Does light regain the speed after passing through denser medium?

[Vasant Sundar]

I went through the opinions expressed by individuals in this regard. But they seem to be inconclusive. How a lost speed can be regained after exiting the denser medium?

If so we may conduct the same good old experiment for fringe measurements in light interference theory.

First fix the locations of the fringes by conducting normal experiment with mono chromatic light. Then put one glass slab in one of the paths of interfering light beams. The light beams will no longer coincide at the same locations. The fringes will shift.

They will shift back and forth with glass slab thickness.

Sounds OK?

[beer4life]

I went through the opinions expressed by individuals in this regard. But they seem to be inconclusive. How a lost speed can be regained after exiting the denser medium?

If so we may conduct the same good old experiment for fringe measurements in light interference theory.

First fix the locations of the fringes by conducting normal experiment with mono chromatic light. Then put one glass slab in one of the paths of interfering light beams. The light beams will no longer coincide at the same locations. The fringes will shift.

They will shift back and forth with glass slab thickness.

Sounds OK?

G'Day Cobber,
I rather doubt it as the thickness of a slab of glass is infinitesimal with regard to the speed of light. (300,000 KMs/ second). I'll let you work that out. My bank of computers ran out of the powers of.
Methinks you would only get a phase shift.

[porkop]

The speed of light changes with the refractive index of the material, much like the velocity factor of coax cable.

so as light passes from one medimum of RI x into a medium of RI y then passes back to medium with RI x again, it is safe to say that it will alter its speed from one to the other and back again.

this was year 11 physics!!!

[Fernbay]

It's best to report spammers and trolling rather than feeding them guys

I'll close this as the chances of it being a genuine topic of intrest to the single post original poster are less than 10%.

It is simply a post designed to up the users post count in preperation for later spamming.

I'm suprised that the OP hasn't added spam links to their signature yet.


I'll close this as I would suggest most of our members have a firm grasp of junior high school physics, including observing blue shift, red shift, rainbows, sun rise and sunsets.

Just on the off chance the OP is genuine.....

The speed of light (meaning speed of light in vacuum), usually denoted by c, is a physical constant important in many areas of physics. Its value is 299,792,458 metres per second, a figure that is exact since the length of the metre is defined from this constant and the international standard for time.[1] This speed is approximately 186,282 miles per second. It is the maximum speed at which all energy, matter, and information in the universe can travel. It is the speed of all massless particles and associated fields—including electromagnetic radiation such as light—in vacuum, and it is predicted by the current theory to be the speed of gravity (that is, gravitational waves). Such particles and waves travel at c regardless of the motion of the source or the inertial frame of reference of the observer. In the theory of relativity, c interrelates space and time, and appears in the famous equation of mass–energy equivalence E = mc2.[2]

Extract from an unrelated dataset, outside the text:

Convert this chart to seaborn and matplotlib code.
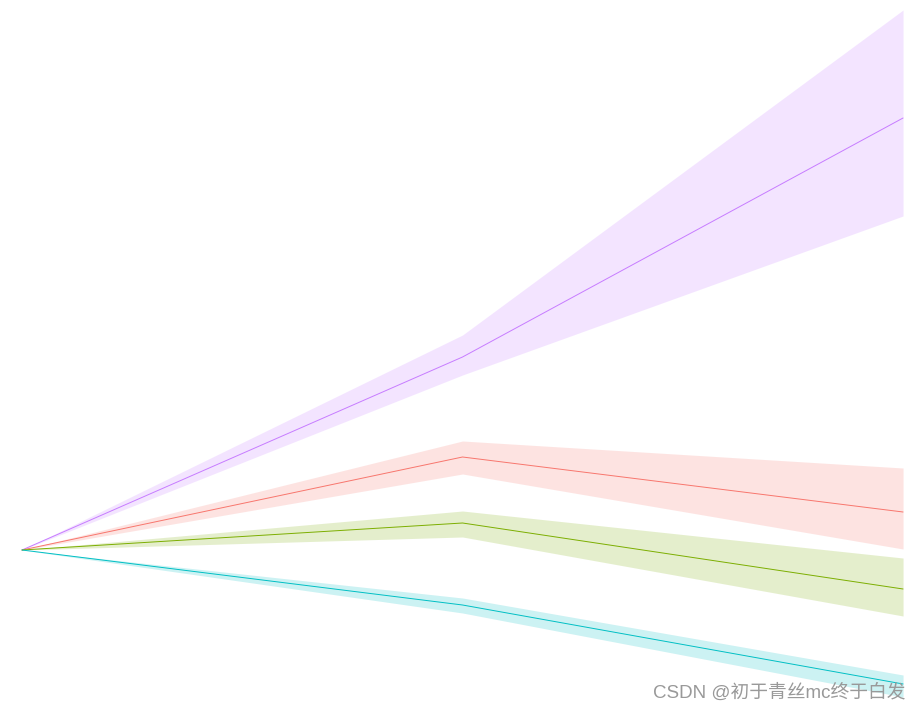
import matplotlib
matplotlib.use('Agg')
import matplotlib.pyplot as plt
import pandas as pd
import seaborn as sns

# x positions (3 steps) and for each group: lower bound, centre line, upper bound
steps = [0, 1, 2]
groups = ['d', 'a', 'b', 'c']
palette = ['#C77CFF', '#F8766D', '#7CAE00', '#00BFC4']

d_low = [0.0, 1.75, 3.34]
d_mid = [0.0, 1.93, 4.32]
d_high = [0.0, 2.15, 5.40]

a_low = [0.0, 0.76, 0.01]
a_mid = [0.0, 0.93, 0.38]
a_high = [0.0, 1.09, 0.82]

b_low = [0.0, 0.13, -0.66]
b_mid = [0.0, 0.27, -0.39]
b_high = [0.0, 0.39, -0.08]

c_low = [0.0, -0.63, -1.47]
c_mid = [0.0, -0.55, -1.34]
c_high = [0.0, -0.48, -1.25]

bands = {
    'd': (d_low, d_mid, d_high),
    'a': (a_low, a_mid, a_high),
    'b': (b_low, b_mid, b_high),
    'c': (c_low, c_mid, c_high),
}

rows = []
for g in groups:
    for vals in bands[g]:
        for x, v in zip(steps, vals):
            rows.append({'step': x, 'value': v, 'group': g})
df = pd.DataFrame(rows)

sns.set_style('white')
plt.rcParams['font.family'] = ['Liberation Sans', 'Noto Sans CJK SC', 'DejaVu Sans']

fig = plt.figure(figsize=(9.22, 7.12), dpi=100)
ax = fig.add_axes([0, 0, 1, 1])

# median of (low, mid, high) is the centre; 100% interval spans low..high
sns.lineplot(data=df, x='step', y='value', hue='group', hue_order=groups,
             palette=palette, estimator='median', errorbar=('pi', 100),
             linewidth=0.7, err_kws={'alpha': 0.2, 'linewidth': 0},
             legend=False, ax=ax)

ax.set_xlim(-0.05, 2.043)
ax.set_ylim(-1.62, 5.5)
ax.axis('off')

fig.text(905 / 922, 19 / 712, 'CSDN @初于青丝mc终于白发', ha='right', va='center',
         fontsize=13.5, color='#999999')

fig.savefig('out.png', dpi=100)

The speed at which light propagates through transparent materials, such as glass or air, is less than c. The ratio between c and the speed v at which light travels in a material is called the refractive index n of the material (n = c / v). For example, for visible light the refractive index of glass is typically around 1.5, meaning that light in glass travels at c / 1.5 ≈ 200,000 km/s; the refractive index of air for visible light is about 1.0003, so the speed of light in air is about 90 km/s slower than c.

In most practical cases, light can be thought of as moving instantaneously, but for long distances and very sensitive measurements the finite speed of light has noticeable effects. In communicating with distant space probes, it can take minutes to hours for the message to get from Earth to the spacecraft and back. The light we see from stars left them many years ago, allowing us to study the history of the universe by looking at distant objects. The finite speed of light also limits the theoretical maximum speed of computers, since information must be sent within the computer from chip to chip. Finally, the speed of light can be used with time of flight measurements to measure large distances to high precision.

Ole Rømer first demonstrated in 1676 that light travelled at a finite speed (as opposed to instantaneously) by studying the apparent motion of Jupiter's moon Io. In 1905, Albert Einstein postulated that the speed of light in vacuum was independent of the source or inertial frame of reference, and explored the consequences of that postulate by deriving the theory of special relativity and showing that the parameter c had relevance outside of the context of light and electromagnetism. After centuries of increasingly precise measurements, in 1975 the speed of light was known to be 299,792,458 m/s with a relative measurement uncertainty of 4 parts per billion. In 1983, the metre was redefined in the International System of Units (SI) as the distance travelled by light in vacuum in 1⁄299,792,458 of a second. As a result, the numerical value of c in metres per second is now fixed exactly by the definition of the metre.[3]